- WHAT NEEDS TO BE DONE -
Without the pictures, return exactly the lines from the one with "Generate a Python" through the one with "Path.MOVETO, Path.LINETO, Path.MOVETO, Path.LINETO])". Both end lines belong in the copy.

- STORED RECORDS -
(begin)
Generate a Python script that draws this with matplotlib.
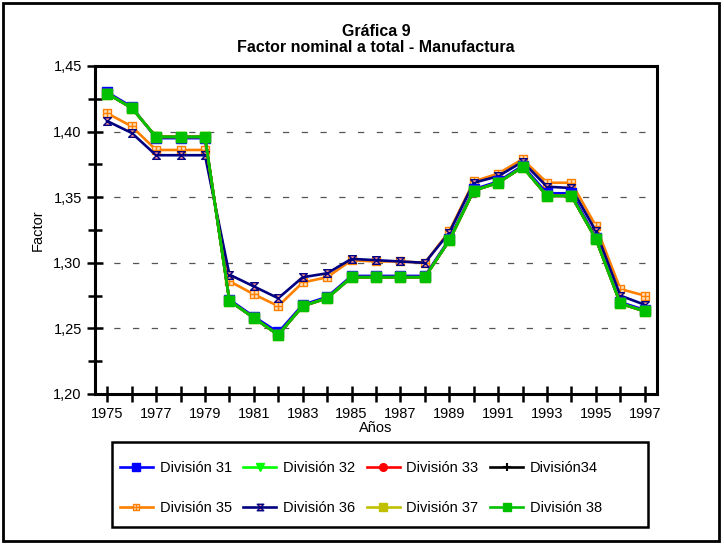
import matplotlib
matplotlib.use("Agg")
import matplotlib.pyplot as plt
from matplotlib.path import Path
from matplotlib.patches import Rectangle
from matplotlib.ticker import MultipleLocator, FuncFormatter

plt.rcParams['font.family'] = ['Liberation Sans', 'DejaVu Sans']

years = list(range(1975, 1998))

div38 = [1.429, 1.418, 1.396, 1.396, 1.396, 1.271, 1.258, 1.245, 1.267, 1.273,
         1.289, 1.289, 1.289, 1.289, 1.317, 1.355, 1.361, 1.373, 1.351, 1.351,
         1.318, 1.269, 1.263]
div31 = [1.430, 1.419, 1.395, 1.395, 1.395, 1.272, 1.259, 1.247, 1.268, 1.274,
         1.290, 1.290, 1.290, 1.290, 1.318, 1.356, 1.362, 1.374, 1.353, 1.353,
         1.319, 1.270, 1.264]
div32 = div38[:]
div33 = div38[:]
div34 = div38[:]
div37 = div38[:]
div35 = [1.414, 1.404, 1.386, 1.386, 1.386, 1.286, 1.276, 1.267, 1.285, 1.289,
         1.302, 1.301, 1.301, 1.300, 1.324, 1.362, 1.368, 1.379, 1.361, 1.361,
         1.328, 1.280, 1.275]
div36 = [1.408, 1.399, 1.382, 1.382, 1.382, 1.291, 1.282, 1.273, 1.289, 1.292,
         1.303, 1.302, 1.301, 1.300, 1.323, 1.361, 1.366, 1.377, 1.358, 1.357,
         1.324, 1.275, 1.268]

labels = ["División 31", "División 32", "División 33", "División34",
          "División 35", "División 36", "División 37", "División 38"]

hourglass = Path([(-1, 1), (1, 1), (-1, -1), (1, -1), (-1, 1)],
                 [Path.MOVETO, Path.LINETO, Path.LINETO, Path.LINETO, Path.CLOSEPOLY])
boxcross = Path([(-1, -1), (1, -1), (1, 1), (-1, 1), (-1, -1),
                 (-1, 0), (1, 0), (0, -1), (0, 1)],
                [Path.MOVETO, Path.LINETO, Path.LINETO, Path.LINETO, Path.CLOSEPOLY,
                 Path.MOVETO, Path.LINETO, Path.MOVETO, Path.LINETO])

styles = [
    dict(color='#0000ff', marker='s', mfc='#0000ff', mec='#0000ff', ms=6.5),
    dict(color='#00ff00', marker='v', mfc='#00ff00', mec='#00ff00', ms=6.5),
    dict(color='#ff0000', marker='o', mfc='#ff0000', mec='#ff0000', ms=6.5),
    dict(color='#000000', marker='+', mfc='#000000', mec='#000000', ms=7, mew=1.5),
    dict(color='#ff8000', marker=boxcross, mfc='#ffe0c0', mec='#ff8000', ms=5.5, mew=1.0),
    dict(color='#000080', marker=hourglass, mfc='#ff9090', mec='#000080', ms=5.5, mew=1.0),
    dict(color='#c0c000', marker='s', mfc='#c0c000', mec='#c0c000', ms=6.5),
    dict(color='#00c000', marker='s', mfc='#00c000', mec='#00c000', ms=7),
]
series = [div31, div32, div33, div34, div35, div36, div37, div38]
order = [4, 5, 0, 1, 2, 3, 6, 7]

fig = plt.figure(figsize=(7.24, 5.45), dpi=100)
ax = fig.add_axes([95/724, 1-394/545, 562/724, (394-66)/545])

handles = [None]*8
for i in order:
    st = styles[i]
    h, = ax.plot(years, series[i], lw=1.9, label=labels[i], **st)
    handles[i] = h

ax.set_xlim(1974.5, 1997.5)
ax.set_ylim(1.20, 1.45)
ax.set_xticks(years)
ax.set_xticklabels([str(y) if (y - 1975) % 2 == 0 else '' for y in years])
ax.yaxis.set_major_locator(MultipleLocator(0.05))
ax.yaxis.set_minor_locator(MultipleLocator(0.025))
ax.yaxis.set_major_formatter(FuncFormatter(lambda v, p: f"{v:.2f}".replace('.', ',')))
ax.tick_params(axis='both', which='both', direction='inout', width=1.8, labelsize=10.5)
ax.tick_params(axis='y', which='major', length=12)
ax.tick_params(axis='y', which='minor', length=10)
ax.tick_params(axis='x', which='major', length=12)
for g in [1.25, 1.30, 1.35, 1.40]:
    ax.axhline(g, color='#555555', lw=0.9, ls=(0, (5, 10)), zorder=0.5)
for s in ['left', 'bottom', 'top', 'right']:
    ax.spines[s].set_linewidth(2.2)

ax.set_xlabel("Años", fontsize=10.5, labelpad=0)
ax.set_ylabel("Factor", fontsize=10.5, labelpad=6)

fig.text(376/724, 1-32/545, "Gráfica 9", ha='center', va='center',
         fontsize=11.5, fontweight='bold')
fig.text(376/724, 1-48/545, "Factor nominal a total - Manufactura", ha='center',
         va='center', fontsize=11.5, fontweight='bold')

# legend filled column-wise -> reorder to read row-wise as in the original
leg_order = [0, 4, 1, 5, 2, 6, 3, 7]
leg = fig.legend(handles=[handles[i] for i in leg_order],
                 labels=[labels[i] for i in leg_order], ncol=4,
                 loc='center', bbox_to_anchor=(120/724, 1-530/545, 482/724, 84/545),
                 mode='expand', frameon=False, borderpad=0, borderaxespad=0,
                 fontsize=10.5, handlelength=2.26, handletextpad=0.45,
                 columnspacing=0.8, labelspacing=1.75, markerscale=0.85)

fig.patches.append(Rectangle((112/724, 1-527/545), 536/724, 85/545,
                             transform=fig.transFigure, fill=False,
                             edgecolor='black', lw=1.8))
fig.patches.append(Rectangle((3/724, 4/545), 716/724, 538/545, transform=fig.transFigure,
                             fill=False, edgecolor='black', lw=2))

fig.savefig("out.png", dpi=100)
(end)
(begin)
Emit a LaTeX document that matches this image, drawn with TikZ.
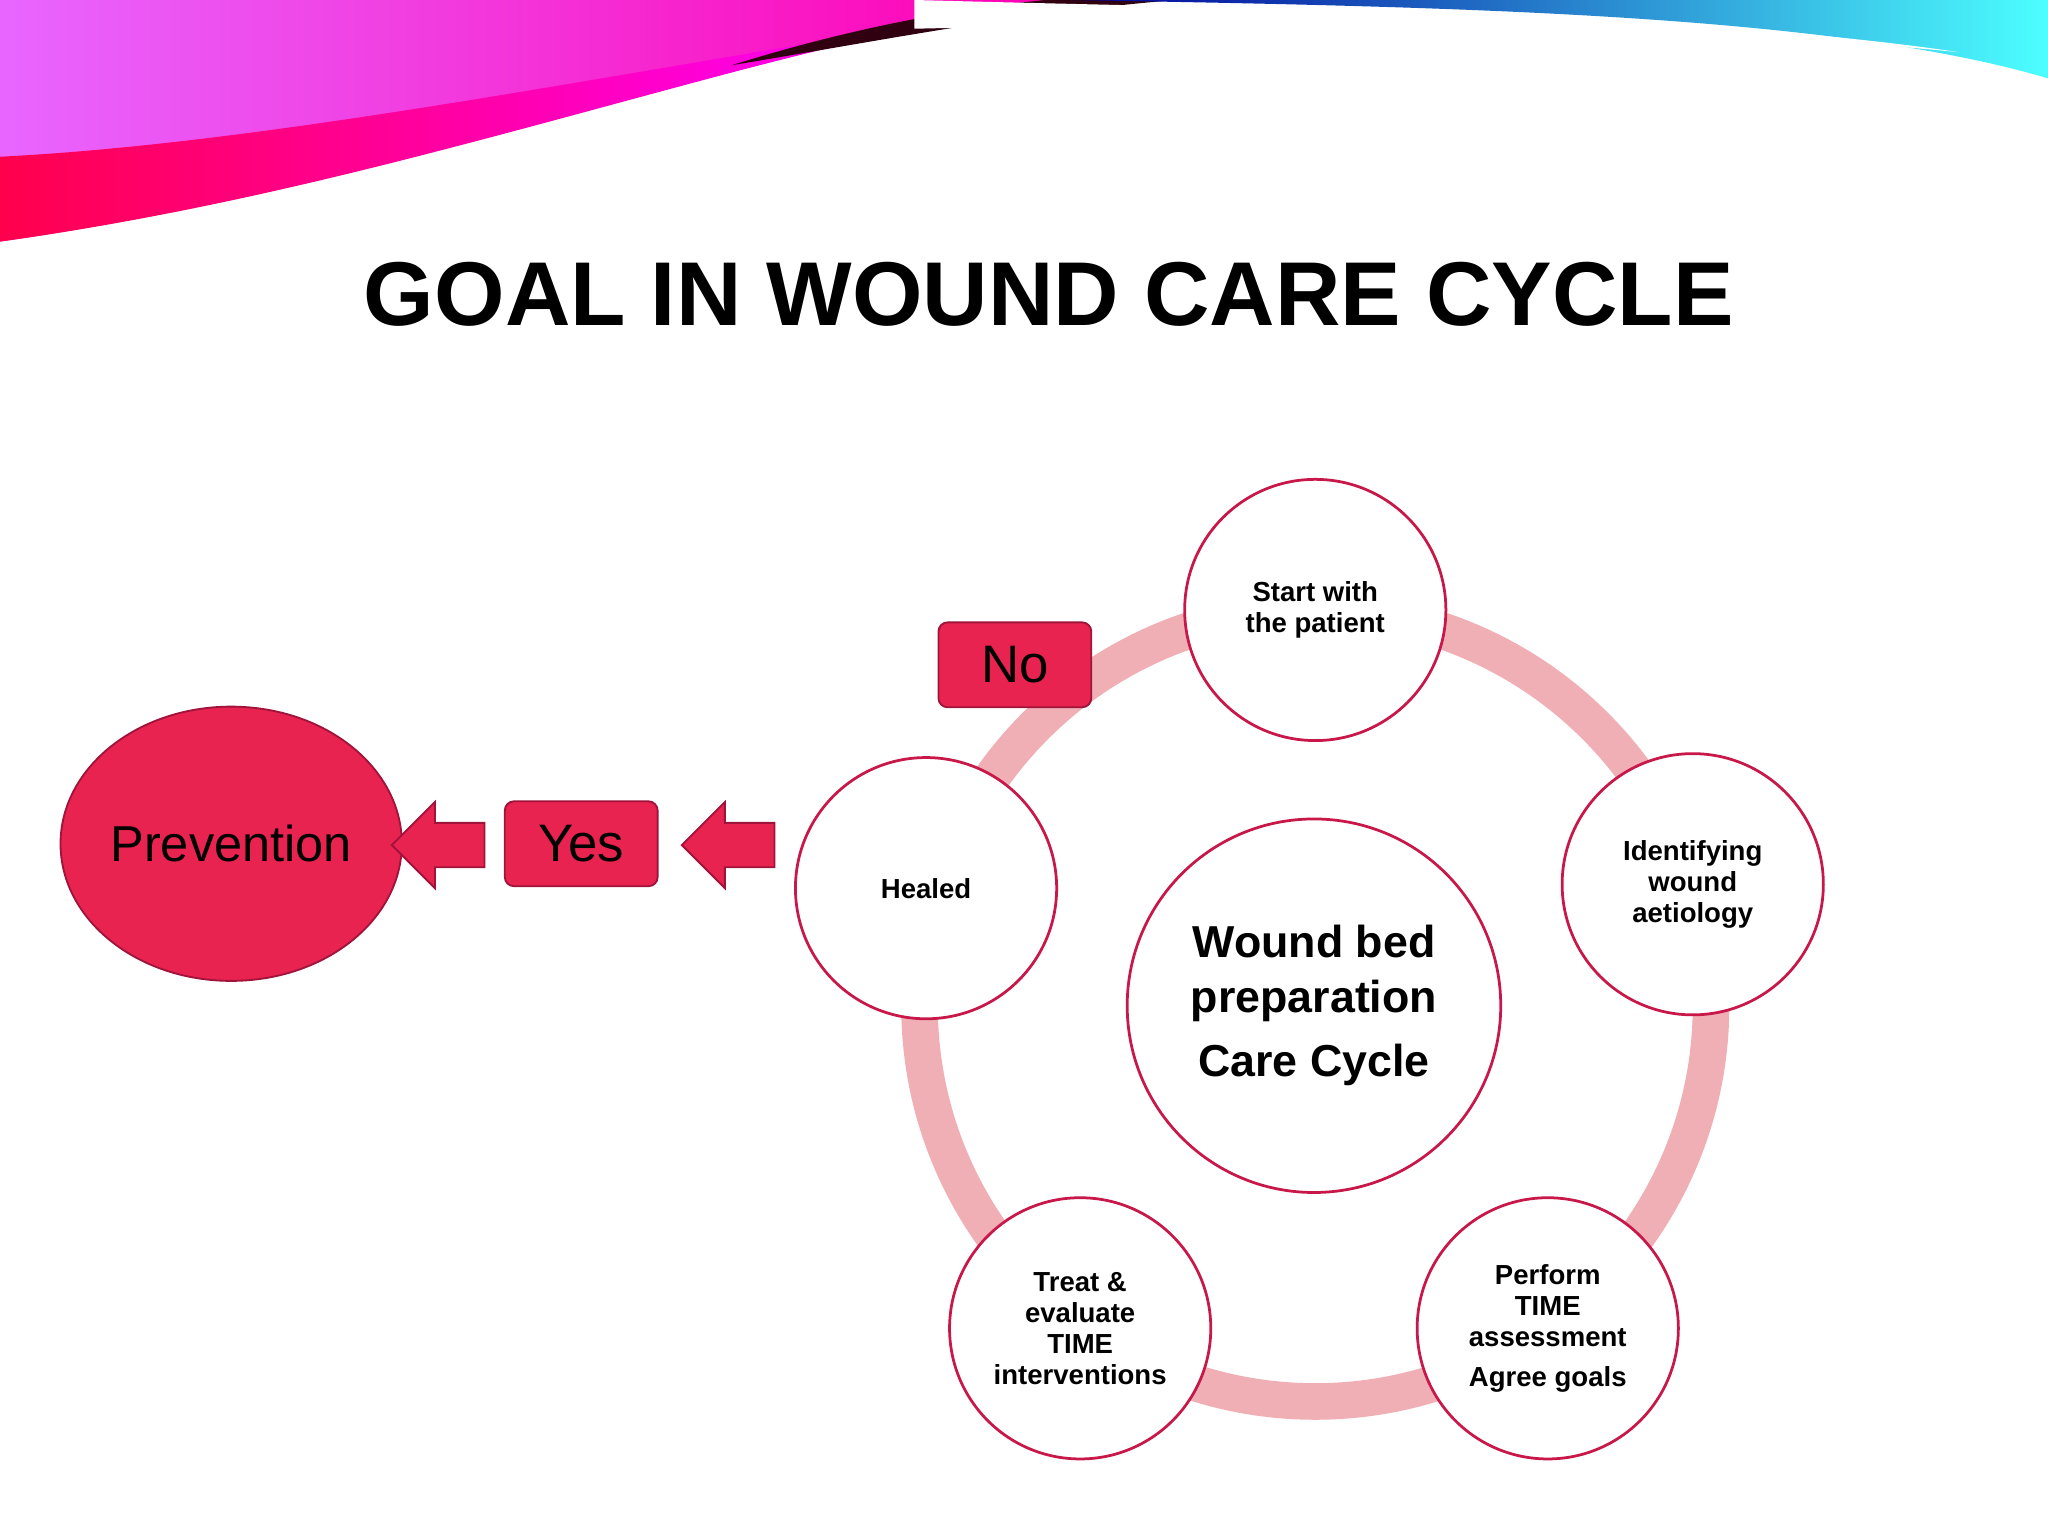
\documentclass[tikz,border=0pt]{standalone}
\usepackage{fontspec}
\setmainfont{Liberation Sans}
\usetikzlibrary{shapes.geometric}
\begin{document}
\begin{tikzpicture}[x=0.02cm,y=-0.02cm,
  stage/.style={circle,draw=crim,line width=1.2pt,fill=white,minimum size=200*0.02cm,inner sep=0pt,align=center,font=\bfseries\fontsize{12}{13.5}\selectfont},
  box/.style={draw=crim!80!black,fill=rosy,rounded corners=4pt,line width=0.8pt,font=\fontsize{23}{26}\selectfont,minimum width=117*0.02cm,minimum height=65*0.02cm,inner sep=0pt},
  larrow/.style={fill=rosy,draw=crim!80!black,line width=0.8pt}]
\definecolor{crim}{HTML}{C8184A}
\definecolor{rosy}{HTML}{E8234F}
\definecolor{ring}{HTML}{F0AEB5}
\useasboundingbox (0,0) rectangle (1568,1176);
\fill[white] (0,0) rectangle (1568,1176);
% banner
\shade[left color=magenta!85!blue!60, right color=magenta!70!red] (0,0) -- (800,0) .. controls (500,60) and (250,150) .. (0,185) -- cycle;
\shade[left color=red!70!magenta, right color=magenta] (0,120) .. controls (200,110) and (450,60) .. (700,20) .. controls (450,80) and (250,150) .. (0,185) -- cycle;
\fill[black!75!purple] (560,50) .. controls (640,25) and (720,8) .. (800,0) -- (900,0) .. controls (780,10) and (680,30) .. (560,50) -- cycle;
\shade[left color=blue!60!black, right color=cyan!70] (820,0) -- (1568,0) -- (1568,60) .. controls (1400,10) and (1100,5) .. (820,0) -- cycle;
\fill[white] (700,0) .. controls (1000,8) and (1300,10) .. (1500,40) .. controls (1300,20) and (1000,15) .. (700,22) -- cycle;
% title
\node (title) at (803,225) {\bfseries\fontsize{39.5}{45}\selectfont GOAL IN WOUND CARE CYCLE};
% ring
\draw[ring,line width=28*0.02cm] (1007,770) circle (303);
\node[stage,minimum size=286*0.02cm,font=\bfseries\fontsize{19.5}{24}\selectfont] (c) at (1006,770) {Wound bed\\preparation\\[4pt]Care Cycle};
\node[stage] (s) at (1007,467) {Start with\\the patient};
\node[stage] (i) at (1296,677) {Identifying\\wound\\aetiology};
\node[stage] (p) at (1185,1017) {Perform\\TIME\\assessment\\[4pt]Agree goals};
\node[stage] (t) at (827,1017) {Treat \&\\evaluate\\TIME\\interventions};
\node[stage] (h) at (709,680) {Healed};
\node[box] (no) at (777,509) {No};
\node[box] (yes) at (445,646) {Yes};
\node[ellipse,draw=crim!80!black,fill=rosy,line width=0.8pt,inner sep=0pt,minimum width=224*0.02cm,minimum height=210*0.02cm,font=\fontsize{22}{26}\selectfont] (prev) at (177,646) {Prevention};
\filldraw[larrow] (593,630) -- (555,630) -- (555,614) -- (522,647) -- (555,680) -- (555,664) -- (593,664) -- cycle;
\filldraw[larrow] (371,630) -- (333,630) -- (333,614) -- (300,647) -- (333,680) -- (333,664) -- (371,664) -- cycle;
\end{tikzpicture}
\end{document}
(end)
(begin)
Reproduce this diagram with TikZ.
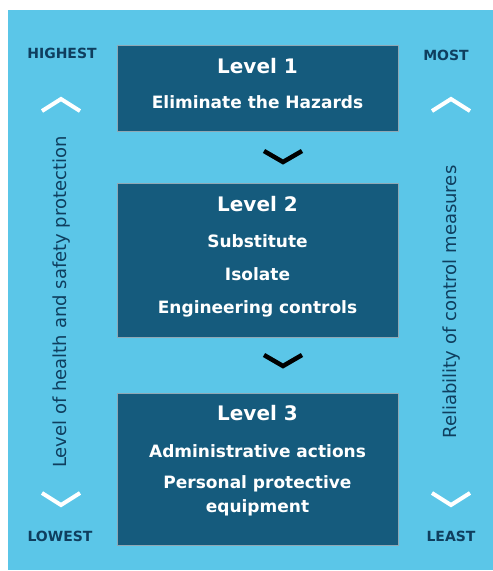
(end)
- IN RESPONSE -
Generate a Python script that draws this with matplotlib.
import matplotlib
matplotlib.use("Agg")
import matplotlib.pyplot as plt
from matplotlib.path import Path
from matplotlib.patches import Rectangle
from matplotlib.ticker import MultipleLocator, FuncFormatter

plt.rcParams['font.family'] = ['Liberation Sans', 'DejaVu Sans']

years = list(range(1975, 1998))

div38 = [1.429, 1.418, 1.396, 1.396, 1.396, 1.271, 1.258, 1.245, 1.267, 1.273,
         1.289, 1.289, 1.289, 1.289, 1.317, 1.355, 1.361, 1.373, 1.351, 1.351,
         1.318, 1.269, 1.263]
div31 = [1.430, 1.419, 1.395, 1.395, 1.395, 1.272, 1.259, 1.247, 1.268, 1.274,
         1.290, 1.290, 1.290, 1.290, 1.318, 1.356, 1.362, 1.374, 1.353, 1.353,
         1.319, 1.270, 1.264]
div32 = div38[:]
div33 = div38[:]
div34 = div38[:]
div37 = div38[:]
div35 = [1.414, 1.404, 1.386, 1.386, 1.386, 1.286, 1.276, 1.267, 1.285, 1.289,
         1.302, 1.301, 1.301, 1.300, 1.324, 1.362, 1.368, 1.379, 1.361, 1.361,
         1.328, 1.280, 1.275]
div36 = [1.408, 1.399, 1.382, 1.382, 1.382, 1.291, 1.282, 1.273, 1.289, 1.292,
         1.303, 1.302, 1.301, 1.300, 1.323, 1.361, 1.366, 1.377, 1.358, 1.357,
         1.324, 1.275, 1.268]

labels = ["División 31", "División 32", "División 33", "División34",
          "División 35", "División 36", "División 37", "División 38"]

hourglass = Path([(-1, 1), (1, 1), (-1, -1), (1, -1), (-1, 1)],
                 [Path.MOVETO, Path.LINETO, Path.LINETO, Path.LINETO, Path.CLOSEPOLY])
boxcross = Path([(-1, -1), (1, -1), (1, 1), (-1, 1), (-1, -1),
                 (-1, 0), (1, 0), (0, -1), (0, 1)],
                [Path.MOVETO, Path.LINETO, Path.LINETO, Path.LINETO, Path.CLOSEPOLY,
                 Path.MOVETO, Path.LINETO, Path.MOVETO, Path.LINETO])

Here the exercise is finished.